Set exercise:
From the listing below, pick out each line with the word "this".

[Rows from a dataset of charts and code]
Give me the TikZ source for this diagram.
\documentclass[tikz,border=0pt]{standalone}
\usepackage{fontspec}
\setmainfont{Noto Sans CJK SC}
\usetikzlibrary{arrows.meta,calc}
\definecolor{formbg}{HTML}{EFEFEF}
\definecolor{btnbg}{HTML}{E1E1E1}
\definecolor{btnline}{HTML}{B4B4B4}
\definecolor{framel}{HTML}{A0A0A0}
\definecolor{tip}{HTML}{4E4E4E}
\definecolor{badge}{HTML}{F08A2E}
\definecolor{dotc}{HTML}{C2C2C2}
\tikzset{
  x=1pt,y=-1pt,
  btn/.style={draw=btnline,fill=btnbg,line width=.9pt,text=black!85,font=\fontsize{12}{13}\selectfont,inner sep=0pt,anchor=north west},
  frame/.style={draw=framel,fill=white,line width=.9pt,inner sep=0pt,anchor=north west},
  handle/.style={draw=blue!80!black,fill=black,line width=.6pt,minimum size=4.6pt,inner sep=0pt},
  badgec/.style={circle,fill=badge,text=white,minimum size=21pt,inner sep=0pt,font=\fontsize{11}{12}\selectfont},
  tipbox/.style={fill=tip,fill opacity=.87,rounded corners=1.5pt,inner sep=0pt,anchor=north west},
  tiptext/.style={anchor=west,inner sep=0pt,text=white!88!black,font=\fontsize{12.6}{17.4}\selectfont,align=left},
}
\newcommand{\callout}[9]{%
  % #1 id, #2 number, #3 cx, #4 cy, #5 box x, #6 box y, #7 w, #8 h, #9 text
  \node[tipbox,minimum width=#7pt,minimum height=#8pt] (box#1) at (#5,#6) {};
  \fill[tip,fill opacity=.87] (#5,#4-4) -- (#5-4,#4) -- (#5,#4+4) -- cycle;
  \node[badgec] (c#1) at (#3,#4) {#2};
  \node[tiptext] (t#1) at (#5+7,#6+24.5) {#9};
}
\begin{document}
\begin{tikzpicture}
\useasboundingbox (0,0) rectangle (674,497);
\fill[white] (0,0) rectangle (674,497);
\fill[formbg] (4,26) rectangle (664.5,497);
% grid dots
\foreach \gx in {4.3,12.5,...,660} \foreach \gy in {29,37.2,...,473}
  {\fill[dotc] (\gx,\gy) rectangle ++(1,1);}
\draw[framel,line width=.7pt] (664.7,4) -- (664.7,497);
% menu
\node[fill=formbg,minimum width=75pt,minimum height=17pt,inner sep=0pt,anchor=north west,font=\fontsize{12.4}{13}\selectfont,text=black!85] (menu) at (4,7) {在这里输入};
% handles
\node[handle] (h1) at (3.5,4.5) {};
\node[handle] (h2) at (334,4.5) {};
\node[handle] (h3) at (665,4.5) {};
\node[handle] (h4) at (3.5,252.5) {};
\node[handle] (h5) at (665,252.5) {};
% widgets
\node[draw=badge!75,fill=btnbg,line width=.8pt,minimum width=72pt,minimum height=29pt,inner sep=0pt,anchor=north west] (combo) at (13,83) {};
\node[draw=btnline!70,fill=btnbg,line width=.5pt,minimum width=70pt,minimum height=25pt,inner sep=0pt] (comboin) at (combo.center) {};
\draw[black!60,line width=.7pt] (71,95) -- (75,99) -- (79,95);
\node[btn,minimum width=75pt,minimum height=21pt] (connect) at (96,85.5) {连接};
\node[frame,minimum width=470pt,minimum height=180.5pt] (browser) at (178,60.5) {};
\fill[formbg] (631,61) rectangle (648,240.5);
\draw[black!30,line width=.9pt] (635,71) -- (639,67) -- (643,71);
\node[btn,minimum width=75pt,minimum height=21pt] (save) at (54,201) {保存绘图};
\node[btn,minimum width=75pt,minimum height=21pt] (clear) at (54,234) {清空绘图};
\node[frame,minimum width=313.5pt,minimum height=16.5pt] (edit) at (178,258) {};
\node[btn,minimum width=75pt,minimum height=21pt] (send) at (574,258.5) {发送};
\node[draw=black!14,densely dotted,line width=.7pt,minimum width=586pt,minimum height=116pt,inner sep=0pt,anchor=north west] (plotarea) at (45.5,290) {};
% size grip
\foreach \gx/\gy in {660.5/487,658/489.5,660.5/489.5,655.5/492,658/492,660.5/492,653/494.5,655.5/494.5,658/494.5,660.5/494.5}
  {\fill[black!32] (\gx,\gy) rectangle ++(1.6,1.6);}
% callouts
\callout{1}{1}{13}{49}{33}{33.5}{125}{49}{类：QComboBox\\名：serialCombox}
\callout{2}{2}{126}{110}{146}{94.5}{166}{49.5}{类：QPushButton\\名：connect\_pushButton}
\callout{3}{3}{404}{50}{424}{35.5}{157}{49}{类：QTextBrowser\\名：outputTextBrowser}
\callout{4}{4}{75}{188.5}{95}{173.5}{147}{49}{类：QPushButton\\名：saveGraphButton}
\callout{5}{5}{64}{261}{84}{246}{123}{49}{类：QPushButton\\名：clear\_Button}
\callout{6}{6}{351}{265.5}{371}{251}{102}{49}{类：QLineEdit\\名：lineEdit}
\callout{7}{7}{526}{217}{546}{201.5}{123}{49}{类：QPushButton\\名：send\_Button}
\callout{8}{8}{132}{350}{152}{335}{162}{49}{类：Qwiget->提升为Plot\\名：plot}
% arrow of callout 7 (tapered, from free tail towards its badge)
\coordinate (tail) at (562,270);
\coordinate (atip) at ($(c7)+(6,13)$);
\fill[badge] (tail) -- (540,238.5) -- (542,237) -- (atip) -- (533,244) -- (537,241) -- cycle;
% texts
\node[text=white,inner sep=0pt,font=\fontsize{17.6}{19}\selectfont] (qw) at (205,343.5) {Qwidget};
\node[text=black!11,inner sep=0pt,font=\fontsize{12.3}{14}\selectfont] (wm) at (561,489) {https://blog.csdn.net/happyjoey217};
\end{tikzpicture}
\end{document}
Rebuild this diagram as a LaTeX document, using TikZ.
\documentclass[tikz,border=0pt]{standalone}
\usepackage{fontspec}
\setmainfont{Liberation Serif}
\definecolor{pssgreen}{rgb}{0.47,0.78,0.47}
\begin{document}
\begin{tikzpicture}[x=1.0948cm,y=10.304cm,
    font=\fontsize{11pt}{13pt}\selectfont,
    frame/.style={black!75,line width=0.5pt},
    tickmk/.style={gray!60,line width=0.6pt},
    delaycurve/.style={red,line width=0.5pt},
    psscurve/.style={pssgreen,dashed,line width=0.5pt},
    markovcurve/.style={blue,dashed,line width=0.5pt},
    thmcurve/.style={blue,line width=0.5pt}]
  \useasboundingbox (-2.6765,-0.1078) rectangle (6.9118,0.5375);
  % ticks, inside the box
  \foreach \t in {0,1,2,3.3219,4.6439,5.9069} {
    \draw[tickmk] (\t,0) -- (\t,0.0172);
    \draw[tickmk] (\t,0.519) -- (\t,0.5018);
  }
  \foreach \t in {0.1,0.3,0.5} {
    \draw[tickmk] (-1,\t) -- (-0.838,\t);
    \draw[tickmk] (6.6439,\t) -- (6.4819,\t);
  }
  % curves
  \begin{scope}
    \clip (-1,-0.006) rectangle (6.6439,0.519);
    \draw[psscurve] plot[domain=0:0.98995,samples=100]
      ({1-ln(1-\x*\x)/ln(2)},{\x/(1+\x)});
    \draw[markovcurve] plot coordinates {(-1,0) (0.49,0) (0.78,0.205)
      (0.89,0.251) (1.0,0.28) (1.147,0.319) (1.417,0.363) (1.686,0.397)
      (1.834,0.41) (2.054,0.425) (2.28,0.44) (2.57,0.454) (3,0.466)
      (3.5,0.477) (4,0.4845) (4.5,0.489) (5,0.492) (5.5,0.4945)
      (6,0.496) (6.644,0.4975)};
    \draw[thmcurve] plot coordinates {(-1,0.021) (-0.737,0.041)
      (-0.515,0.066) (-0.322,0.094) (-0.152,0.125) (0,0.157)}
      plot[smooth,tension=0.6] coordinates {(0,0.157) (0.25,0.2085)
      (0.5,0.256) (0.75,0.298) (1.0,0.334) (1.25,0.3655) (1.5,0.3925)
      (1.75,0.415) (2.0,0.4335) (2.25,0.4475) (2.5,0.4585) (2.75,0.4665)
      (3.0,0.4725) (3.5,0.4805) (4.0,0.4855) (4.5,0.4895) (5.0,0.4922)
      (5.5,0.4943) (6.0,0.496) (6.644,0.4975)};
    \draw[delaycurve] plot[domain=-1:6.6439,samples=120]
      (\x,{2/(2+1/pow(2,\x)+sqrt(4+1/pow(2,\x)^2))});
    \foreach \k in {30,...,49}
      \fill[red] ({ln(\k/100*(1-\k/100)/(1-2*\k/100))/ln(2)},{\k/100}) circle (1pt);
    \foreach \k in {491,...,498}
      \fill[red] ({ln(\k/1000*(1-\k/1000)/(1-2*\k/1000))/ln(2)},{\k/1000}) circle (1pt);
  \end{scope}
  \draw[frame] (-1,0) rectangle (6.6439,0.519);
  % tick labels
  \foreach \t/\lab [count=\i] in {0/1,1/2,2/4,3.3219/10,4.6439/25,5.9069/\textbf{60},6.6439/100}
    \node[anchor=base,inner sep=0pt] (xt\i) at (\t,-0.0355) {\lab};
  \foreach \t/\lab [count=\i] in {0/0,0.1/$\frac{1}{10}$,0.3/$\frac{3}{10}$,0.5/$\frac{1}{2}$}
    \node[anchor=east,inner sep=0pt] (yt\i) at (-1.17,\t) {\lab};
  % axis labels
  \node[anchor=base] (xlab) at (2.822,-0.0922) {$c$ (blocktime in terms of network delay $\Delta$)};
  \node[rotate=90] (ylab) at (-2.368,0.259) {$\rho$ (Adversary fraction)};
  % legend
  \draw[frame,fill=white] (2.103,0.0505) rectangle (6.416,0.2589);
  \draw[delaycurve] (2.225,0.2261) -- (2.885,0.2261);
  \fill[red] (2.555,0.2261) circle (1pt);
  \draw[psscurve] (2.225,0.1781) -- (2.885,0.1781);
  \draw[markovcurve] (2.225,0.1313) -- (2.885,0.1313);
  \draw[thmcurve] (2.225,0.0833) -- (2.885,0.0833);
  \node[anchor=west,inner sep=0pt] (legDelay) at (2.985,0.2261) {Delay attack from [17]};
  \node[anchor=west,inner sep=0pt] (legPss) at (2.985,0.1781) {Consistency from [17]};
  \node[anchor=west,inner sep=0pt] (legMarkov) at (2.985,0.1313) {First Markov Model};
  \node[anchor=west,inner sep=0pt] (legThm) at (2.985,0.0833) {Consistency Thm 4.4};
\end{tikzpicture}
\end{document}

Written response:
Give me the TikZ source for this diagram.
Rebuild this diagram as a LaTeX document, using TikZ.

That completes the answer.